The most populist candidate in the Haitian election claimed yesterday that he had been declared winner by the voters and demanded that the country's president should be forced into exile for "being responsible for massive fraud" at the polls.
Michel Martelly, a former jazz singer, warned that his followers would not accept being "cheated" out of their constitutional rights after the Election Council rejected a call from him and other opposition figures to annul the elections.
In a day of rising tension and sporadic violence, Wyclef Jean, the US based hip-hop artiste, maintained that there would be unprecedented strife within 24 hours unless an independent international body carried out an investigation. The row complicated hopes of achieving a stable government to lead the country's recovery from the devastating earthquake in January that left 250,000 dead.
Mr Jean said: "The people are already rising and we shall see violence on a scale never seen before" if the polls are allowed to stand.
Such a decision will also have highly damaging effect for Haiti internationally, Mr Jean added, with donors becoming unwilling to release the billions of dollars which have been pledged in aid. Mr Jean had run a successful campaign before being barred from the contest by the Election Council – widely perceived to be under the control of the outgoing President René Préval – for not being a Haitian resident for the last five years.
The majority of Mr Jean's supporters are believed to have switched to Mr Martelly, and the two men took part in a protest march on Sunday following widespread complaints of ballot stuffing and intimidation.
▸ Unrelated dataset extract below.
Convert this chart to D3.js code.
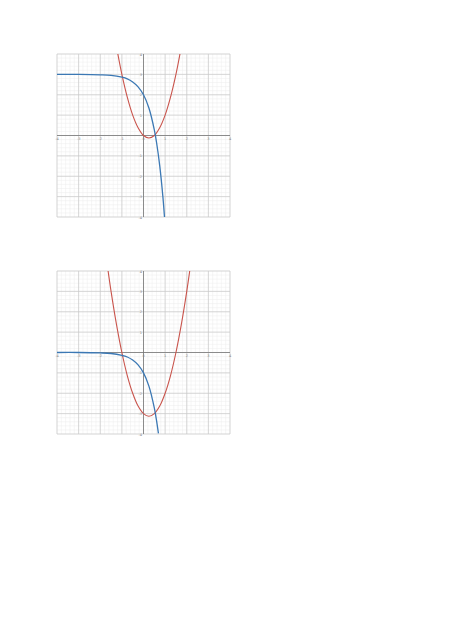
<!DOCTYPE html>
<html><head><meta charset="utf-8">
<script src="https://cdn.jsdelivr.net/npm/d3@7"></script>
<style>body{margin:0;background:#fff}</style>
</head><body>
<svg id="c" width="474" height="632"></svg>
<script>
// points
const blue1 = [[-4,3],[-3,3],[-2,2.98],[-1.5,2.95],[-1,2.86],[-0.75,2.78],[-0.5,2.63],[-0.25,2.39],[0,2],[0.25,1.35],[0.5,0.28],[0.6,-0.32],[0.75,-1.48],[0.9,-3.05],[0.97,-4]];
const red1 = [[-1.2,4.08],[-1,3],[-0.75,1.88],[-0.5,1],[-0.25,0.38],[0,0],[0.25,-0.125],[0.5,0],[0.75,0.38],[1,1],[1.25,1.88],[1.5,3],[1.7,4.08]];
const blue2 = [[-4,0],[-3,0],[-2,-0.02],[-1.5,-0.05],[-1,-0.14],[-0.75,-0.22],[-0.5,-0.37],[-0.25,-0.61],[0,-1],[0.25,-1.65],[0.5,-2.72],[0.6,-3.32],[0.69,-3.97]];
const red2 = [[-1.65,4.1],[-1.5,3],[-1.25,1.38],[-1,0],[-0.75,-1.13],[-0.5,-2],[-0.25,-2.63],[0,-3],[0.25,-3.13],[0.5,-3],[0.75,-2.63],[1,-2],[1.25,-1.13],[1.5,0],[1.75,1.38],[2,3],[2.15,4.1]];
const ticks = [-4,-3,-2,-1,0,1,2,3,4];

const svg = d3.select("#c");
function graph(top, blue, red, id) {
  const x = d3.scaleLinear().domain([-4,4]).range([57,230]);
  const y = d3.scaleLinear().domain([-4,4]).range([top+163,top]);
  const g = svg.append("g");
  g.append("clipPath").attr("id",id).append("rect")
    .attr("x",57).attr("y",top).attr("width",173).attr("height",163);
  const minor = d3.range(-4,4.01,0.2);
  g.selectAll(".mx").data(minor).join("line").attr("x1",d=>x(d)).attr("x2",d=>x(d))
    .attr("y1",top).attr("y2",top+163).attr("stroke","#ececec").attr("stroke-width",0.5);
  g.selectAll(".my").data(minor).join("line").attr("y1",d=>y(d)).attr("y2",d=>y(d))
    .attr("x1",57).attr("x2",230).attr("stroke","#ececec").attr("stroke-width",0.5);
  g.selectAll(".Mx").data(ticks).join("line").attr("x1",d=>x(d)).attr("x2",d=>x(d))
    .attr("y1",top).attr("y2",top+163).attr("stroke","#c8c8c8").attr("stroke-width",0.7);
  g.selectAll(".My").data(ticks).join("line").attr("y1",d=>y(d)).attr("y2",d=>y(d))
    .attr("x1",57).attr("x2",230).attr("stroke","#c8c8c8").attr("stroke-width",0.7);
  g.append("line").attr("x1",57).attr("x2",230).attr("y1",y(0)).attr("y2",y(0)).attr("stroke","#777").attr("stroke-width",0.8);
  g.append("line").attr("x1",x(0)).attr("x2",x(0)).attr("y1",top).attr("y2",top+163).attr("stroke","#777").attr("stroke-width",0.8);
  g.selectAll(".tx").data(ticks).join("text").attr("x",d=>x(d)).attr("y",y(0)+4)
    .attr("text-anchor","middle").attr("font-size",3.5).attr("fill","#888").attr("font-family","DejaVu Sans").text(d=>d);
  g.selectAll(".ty").data(ticks.filter(d=>d!==0)).join("text").attr("x",x(0)-1.5).attr("y",d=>y(d)+1.5)
    .attr("text-anchor","end").attr("font-size",3.5).attr("fill","#888").attr("font-family","DejaVu Sans").text(d=>d);
  const line = d3.line().x(d=>x(d[0])).y(d=>y(d[1])).curve(d3.curveCatmullRom);
  const cg = g.append("g").attr("clip-path",`url(#${id})`);
  cg.append("path").attr("d",line(red)).attr("fill","none").attr("stroke","#c9544c").attr("stroke-width",1.1);
  cg.append("path").attr("d",line(blue)).attr("fill","none").attr("stroke","#3b78b4").attr("stroke-width",1.3);
}
graph(54, blue1, red1, "c1");
graph(271, blue2, red2, "c2");
</script>
</body></html>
Mr Martelly insisted that Jude Celestin, the government candidate chosen as successor by President Préval, who cannot stand for a third term under the constitution, should also be thrown out the country.
Mr Celestin, who lives with the president's daughter, has been a key figure in orchestrating the electoral malpractice, said Mr Martelly: "The regime of Preval and his chicken Celestin has brought nothing but misery to this country. The people are tired of being hungry and thirsty and having no jobs. We say to them go out of Haiti now, and we should ensure that this happens."
Mr Martelly accused the Election Council of upholding an illegitimate election and ignoring the choice of the people with a warning that his followers may take matters into their own hands.
The Council had originally stated that it would issue preliminary results by Sunday evening, however this has been changed to Wednesday. Under the rules, the two candidates with the highest backing would take part in a run-off in mid-January.
The Organisation of African States, which had sent election monitors to Haiti, yesterday announced that it was in the process of analysing incidents recorded by its teams and will be issuing a report. The United Nations mission in the country expressed concern about reports of malpractice.
The Washington-based Center for Economic and Policy Research called Sunday's elections in Haiti "an obvious farce", with "numerous irregularities" including apparent ballot stuffing.
"The international community should reject these elections and affirm support for democratic institutions in Haiti," said Mark Weisbrot, the center's co-director. "Otherwise, Haiti could be left with a government that is widely seen as illegitimate."
Pablo Alvarez, a political analyst, said: "This has distinct echoes of the elections in Afghanistan. Here too we have a state entirely dependent on the West for its economic survival with a deeply flawed electoral process... This is an opportunity for the US and its allies to help try and clean up the politics in Haiti. Failure to do this would almost certainly mean that there will be a lot of violence and we shall get a deeply divided society."